- Named after: A. Goldner, Frank Harary
- Vertices: 11
- Edges: 27
- Radius: 2
- Diameter: 2
- Girth: 3
- Automorphisms: 12 (D_{6})
- Chromatic number: 4
- Chromatic index: 8
- Properties: Polyhedral Planar Chordal Perfect Treewidth 3

= Goldner–Harary graph =

Undirected graph with 11 nodes and 27 edges

In the mathematical field of graph theory, the Goldner–Harary graph is a simple undirected graph with 11 vertices and 27 edges. It is named after Anita M. Goldner and Frank Harary, who proved in 1975 that it was the smallest non-Hamiltonian maximal planar graph. The same graph had already been given as an example of a non-Hamiltonian simplicial polyhedron by Branko Grünbaum in 1967.

==Properties==
The Goldner–Harary graph is a planar graph: it can be drawn in the plane with none of its edges crossing. When drawn on a plane, all its faces are triangular, making it a maximal planar graph. As with every maximal planar graph, it is also 3-vertex-connected: the removal of any two of its vertices leaves a connected subgraph.
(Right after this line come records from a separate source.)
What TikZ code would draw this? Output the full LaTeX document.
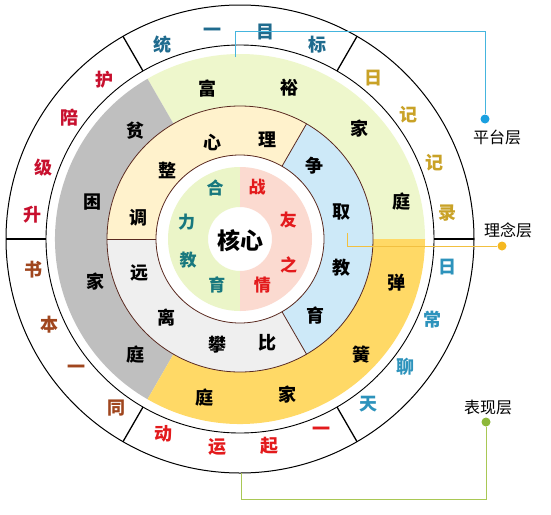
\documentclass[tikz,border=0pt]{standalone}
\usepackage{fontspec}
\newfontfamily\cjk{Noto Sans CJK SC}
\definecolor{cBlueA}{HTML}{1F6B8E}
\definecolor{cGold}{HTML}{C9A227}
\definecolor{cBlueB}{HTML}{2D93BC}
\definecolor{cRed}{HTML}{E31A1C}
\definecolor{cBrown}{HTML}{A0461E}
\definecolor{cCrimson}{HTML}{C8102E}
\definecolor{cTeal}{HTML}{18787E}
\definecolor{bandGreen}{HTML}{EEF7CC}
\definecolor{bandOrange}{HTML}{FFD966}
\definecolor{bandGray}{HTML}{BFBFBF}
\definecolor{midTan}{HTML}{FFF2CC}
\definecolor{midBlue}{HTML}{CDE9F8}
\definecolor{midGray}{HTML}{EFEFEF}
\definecolor{inGreen}{HTML}{EBF5C8}
\definecolor{inPink}{HTML}{FBDAD0}
\definecolor{ringLine}{HTML}{5A2A20}
\definecolor{lnBlue}{HTML}{45B5DE}
\definecolor{dotBlue}{HTML}{1AA0E0}
\definecolor{lnGold}{HTML}{F2C040}
\definecolor{dotGold}{HTML}{F5B820}
\definecolor{lnGreen}{HTML}{A9C855}
\definecolor{dotGreen}{HTML}{8DB83A}
\newcommand\mysector[5]{\fill[#1] ([shift={(#2:#5)}]O) arc[start angle=#2,end angle=#3,radius=#5] -- ([shift={(#3:#4)}]O) arc[start angle=#3,end angle=#2,radius=#4] -- cycle;}
\begin{document}
\begin{tikzpicture}[x=1pt,y=1pt,
  ch/.style={font=\cjk\bfseries\fontsize{18}{18}\selectfont, inner sep=0pt},
  chs/.style={font=\cjk\bfseries\fontsize{17}{17}\selectfont, inner sep=0pt},
  lab/.style={font=\cjk\fontsize{16}{16}\selectfont, inner sep=0pt, text=black},
  dotnode/.style={circle, inner sep=0pt, minimum size=9pt},
  conn/.style={line width=1pt}]
\useasboundingbox (0,0) rectangle (551,-514);
\coordinate (O) at (240,-239);
% outer band
\draw[line width=1pt, fill=white] (O) circle[radius=234pt];
\draw[line width=0.9pt] (O) circle[radius=194pt];
\foreach \a in {0,60,120,180,240,300}
  \draw[line width=1.3pt] ([shift={(\a:194pt)}]O) -- ([shift={(\a:234pt)}]O);
% coloured band
\mysector{bandGreen}{0}{120}{133pt}{185pt}
\mysector{bandGray}{120}{240}{133pt}{185pt}
\mysector{bandOrange}{240}{360}{133pt}{185pt}
% middle ring
\mysector{midTan}{60}{180}{84pt}{133pt}
\mysector{midGray}{180}{300}{84pt}{133pt}
\mysector{midBlue}{-60}{60}{84pt}{133pt}
\draw[ringLine, line width=0.8pt] (O) circle[radius=133pt];
\draw[ringLine, line width=0.8pt] (O) circle[radius=84pt];
\foreach \a in {60,180,300}
  \draw[ringLine, line width=0.8pt] ([shift={(\a:84pt)}]O) -- ([shift={(\a:133pt)}]O);
% inner ring
\mysector{inGreen}{90}{270}{32pt}{72pt}
\mysector{inPink}{-90}{90}{32pt}{72pt}
% outer band texts
\foreach \a/\c [count=\i] in {111.7/统,97.7/一,83/目,68.3/标}
  \node[ch, text=cBlueA] (ta\i) at ([shift={(\a:209pt)}]O) {\c};
\foreach \a/\c [count=\i] in {50.2/日,36.4/记,21.5/记,7.2/录}
  \node[ch, text=cGold] (tb\i) at ([shift={(\a:209pt)}]O) {\c};
\foreach \a/\c [count=\i] in {-7.7/日,-22.8/常,-37.6/聊,-52/天}
  \node[ch, text=cBlueB] (tc\i) at ([shift={(\a:209pt)}]O) {\c};
\foreach \a/\c [count=\i] in {-111.4/动,-96.3/运,-82/起,-67/一}
  \node[ch, text=cRed] (td\i) at ([shift={(\a:209pt)}]O) {\c};
\foreach \a/\c [count=\i] in {188.5/书,204.3/本,218.4/一,233.8/同}
  \node[ch, text=cBrown] (te\i) at ([shift={(\a:209pt)}]O) {\c};
\foreach \a/\c [count=\i] in {173.4/升,160/级,144.6/陪,130.4/护}
  \node[ch, text=cCrimson] (tf\i) at ([shift={(\a:209pt)}]O) {\c};
% coloured band texts
\foreach \a/\r/\c [count=\i] in {102/154/富,71.7/159/裕,42.8/163/家,12.9/166/庭,
  -15.7/163/弹,-43.6/168/簧,-73/163/家,-102.5/162/庭,
  133.9/151/贫,166/152/困,196.5/151/家,228/156/庭}
  \node[ch, text=black] (tg\i) at ([shift={(\a:\r pt)}]O) {\c};
% middle ring texts
\foreach \a/\r/\c [count=\i] in {168/104/调,136.6/100/整,105.7/100/心,74.7/103/理,
  44.6/105/争,14.8/105/取,-15.9/106/教,-45.4/107/育,
  -75/107/比,-102.2/108/攀,-133.1/107/离,-161.2/106/远}
  \node[ch, text=black] (th\i) at ([shift={(\a:\r pt)}]O) {\c};
% inner ring texts
\foreach \a/\r/\c [count=\i] in {116/57/合,162/56/力,202/56/教,243/51/育}
  \node[chs, text=cTeal] (ti\i) at ([shift={(\a:\r pt)}]O) {\c};
\foreach \a/\r/\c [count=\i] in {72/55/战,21.6/52/友,-28/55/之,-64/51/情}
  \node[chs, text=cRed] (tj\i) at ([shift={(\a:\r pt)}]O) {\c};
\node[font=\cjk\bfseries\fontsize{23}{23}\selectfont, inner sep=0pt] (core) at (240,-241) {核心};
% connectors
\node[dotnode, fill=dotBlue] (d1) at (485,-119) {};
\node[dotnode, fill=dotGold] (d2) at (502,-246) {};
\node[dotnode, fill=dotGreen] (d3) at (486,-422) {};
\node[lab] (l1) at (497,-137) {平台层};
\node[lab] (l2) at (508,-230) {理念层};
\node[lab] (l3) at (488,-407) {表现层};
\coordinate (s1) at (235,-57);
\coordinate (k1) at (485,-31);
\coordinate (s2) at (347,-233);
\coordinate (s3) at (241,-473);
\coordinate (k3) at (486,-499);
\draw[conn, lnBlue] (s1) |- (k1) -- (d1);
\draw[conn, lnGold] (s2) |- (d2);
\draw[conn, lnGreen] (s3) |- (k3) -- (d3);
\end{tikzpicture}
\end{document}
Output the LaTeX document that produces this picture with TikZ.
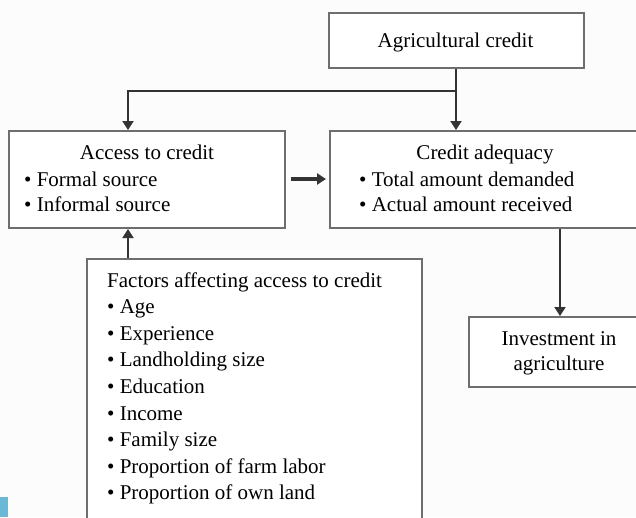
\documentclass[tikz,border=0pt]{standalone}
\usepackage{fontspec}
\setmainfont{Liberation Serif}
\usetikzlibrary{arrows.meta}
\definecolor{boxline}{HTML}{6E6E6E}
\definecolor{arrline}{HTML}{333333}
\definecolor{bg}{HTML}{FCFCFC}
\definecolor{tab}{HTML}{6BB8D6}
\tikzset{
  box/.style={draw=boxline, line width=2pt, fill=white, inner sep=0pt},
  txt/.style={anchor=base west, inner sep=0pt, font=\fontsize{21}{25}\selectfont},
  ctxt/.style={anchor=base, inner sep=0pt, font=\fontsize{21}{25}\selectfont},
  conn/.style={draw=arrline, line width=2pt},
  arr/.style={conn, -{Triangle[length=9pt,width=11pt]}}
}
\begin{document}
\begin{tikzpicture}[x=1pt,y=-1pt]
\clip (0,0) rectangle (636,517);
\fill[bg] (0,0) rectangle (636,517);
% boxes
\node[box, minimum width=255pt, minimum height=55pt] (agri) at (456,40.5) {};
\node[box, minimum width=276pt, minimum height=97pt] (access) at (147,179.5) {};
\node[box, minimum width=320pt, minimum height=97pt] (adeq) at (490,179.5) {};
\node[box, minimum width=335pt, minimum height=280pt] (fact) at (254.5,399) {};
\node[box, minimum width=200pt, minimum height=70pt] (inv) at (569,352) {};
\fill[tab] (0,497) rectangle (8,517);
% texts
\node[ctxt] (t1) at (455.5,47) {Agricultural credit};
\node[ctxt] (a0) at (147,159) {Access to credit};
\node[txt] (a1) at (24,186) {\textbullet\ Formal source};
\node[txt] (a2) at (24,211) {\textbullet\ Informal source};
\node[ctxt] (c0) at (485,159) {Credit adequacy};
\node[txt] (c1) at (359,186) {\textbullet\ Total amount demanded};
\node[txt] (c2) at (359,211) {\textbullet\ Actual amount received};
\node[txt] (f0) at (107,287) {Factors affecting access to credit};
\node[txt] (f1) at (107,313.6) {\textbullet\ Age};
\node[txt] (f2) at (107,340.2) {\textbullet\ Experience};
\node[txt] (f3) at (107,366.8) {\textbullet\ Landholding size};
\node[txt] (f4) at (107,393.4) {\textbullet\ Education};
\node[txt] (f5) at (107,420) {\textbullet\ Income};
\node[txt] (f6) at (107,446.6) {\textbullet\ Family size};
\node[txt] (f7) at (107,473.2) {\textbullet\ Proportion of farm labor};
\node[txt] (f8) at (107,499.8) {\textbullet\ Proportion of own land};
\node[ctxt] (i0) at (559,345) {Investment in};
\node[ctxt] (i1) at (559,370) {agriculture};
% connectors
\coordinate (j) at (agri.south |- 0,91);
\coordinate (jl) at (access.north -| 128,0);
\coordinate (fu) at (fact.north -| 128,0);
\coordinate (au) at (access.south -| 128,0);
\coordinate (ad) at (adeq.south -| 560,0);
\coordinate (it) at (inv.north -| 560,0);
\coordinate (hl) at (291,179);
\coordinate (hr) at (adeq.west |- 0,179);
\draw[arr] (agri.south) -- (j |- adeq.north);
\draw[arr] (j) -- (128,91) -- (jl);
\draw[arr] (fu) -- (au);
\draw[arr, line width=3.5pt] (hl) -- ([xshift=-3pt]hr);
\draw[arr] (ad) -- (it);
\end{tikzpicture}
\end{document}
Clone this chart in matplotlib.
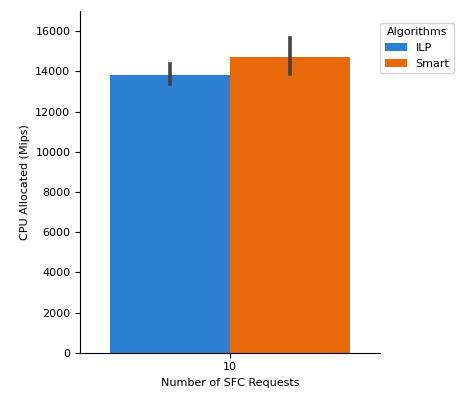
import matplotlib.pyplot as plt
import numpy as np

algorithms = ["ILP", "Smart"]
requests = ["10"]
cpu_mean = [13800, 14700]
cpu_low = [13350, 13850]
cpu_high = [14350, 15650]
colors = ["#2d7fd3", "#e8690a"]

fig = plt.figure(figsize=(4.74, 3.95), dpi=100)
ax = fig.add_axes([0.169, 0.107, 0.633, 0.865])

x = np.arange(len(requests))
w = 0.4
for i, name in enumerate(algorithms):
    pos = x - 0.2 + i * w
    ax.bar(pos, cpu_mean[i], width=w, color=colors[i], label=name)
    ax.plot([pos[0], pos[0]], [cpu_low[i], cpu_high[i]], color="#424242", lw=2.6)

ax.set_xticks(x)
ax.set_xticklabels(requests)
ax.set_xlim(-0.5, 0.5)
ax.set_ylim(0, 17000)
ax.set_yticks(np.arange(0, 16001, 2000))
ax.tick_params(labelsize=8)
ax.set_xlabel("Number of SFC Requests", fontsize=8)
ax.set_ylabel("CPU Allocated (Mips)", fontsize=8)
ax.spines["top"].set_visible(False)
ax.spines["right"].set_visible(False)
ax.legend(title="Algorithms", loc="upper left", bbox_to_anchor=(1.0, 0.965),
          borderaxespad=0.0, fontsize=8, title_fontsize=8)

fig.savefig("out.png", dpi=100)
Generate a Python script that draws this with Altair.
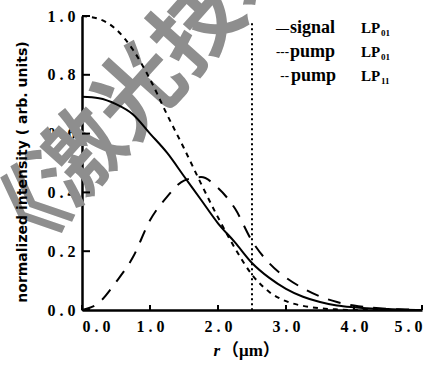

The Goldner–Harary graph is non-Hamiltonian, meaning there cannot exist a cycle passing once through each of the eleven vertices. The smallest possible number of vertices for a non-Hamiltonian polyhedral graph is 11. Therefore, the Goldner–Harary graph is a minimal example of this type. However, the Herschel graph, another non-Hamiltonian polyhedron with 11 vertices, has fewer edges.

The Goldner–Harary is 3-tree, constructed from a complete graph on two vertices, repeatedly adding vertices until the graph has exactly three neighbors, which forms a clique. Like any $k$-tree, it has treewidth 3, and its graph is maximal, meaning it can add no more edges without increasing its treewidth. Both of its maximal cliques and clique separators have the same size, hence the graph is chordal. As a planar 3-tree, it forms an example of an Apollonian network.

An arc diagram of the Goldner–Harary graph. This graph has no Hamiltonian cycle, but can be made Hamiltonian by subdividing the edge crossed by the red dashed line segment and adding two edges along this segment.

As a non-Hamiltonian maximal planar graph, the Goldner–Harary graph provides an example of a planar graph with book thickness greater than two. Equivalently, it does not have a planar arc diagram with all vertices on a line and all edges drawn as curves that stay on a single side of the line. Based on the existence of such examples, Bernhart and Kainen conjectured that the book thickness of planar graphs could be made arbitrarily large. Nonetheless, it was subsequently shown that all planar graphs have book thickness at most four.

It has book thickness 3, chromatic number 4, chromatic index 8, girth 3, radius 2, diameter 2 and is a 3-edge-connected graph.

The automorphism group of the Goldner–Harary graph is of order 12 and is isomorphic to the dihedral group D_{6}, the group of symmetries of a regular hexagon, including both rotations and reflections.

The characteristic polynomial of the Goldner–Harary graph is : $-(x-1)^2 x^2 (x+2)^3 (x^2-3) (x^2-4 x-9)$.

== Polyhedron ==

Realization of the Goldner-Harary graph as a convex polyhedron.

By Steinitz's theorem, the Goldner–Harary graph is a polyhedral graph: it is 3-connected planar, so there exists a convex polyhedron having the Goldner–Harary graph as its skeleton. Geometrically, the Goldner–Harary graph represents a simplicial polyhedron, a polyhedron with triangular faces. The polyhedron is constructed by gluing tetrahedra onto each face of a triangular dipyramid, the Kleetope of the triangular dipyramid. If the tetrahedra are regular tetrahedron, meaning their faces are equilateral triangles and all edges are of equal length, the result is a non-convex deltahedron.

The dual graph of the Goldner–Harary graph is represented geometrically by the truncation of the triangular prism.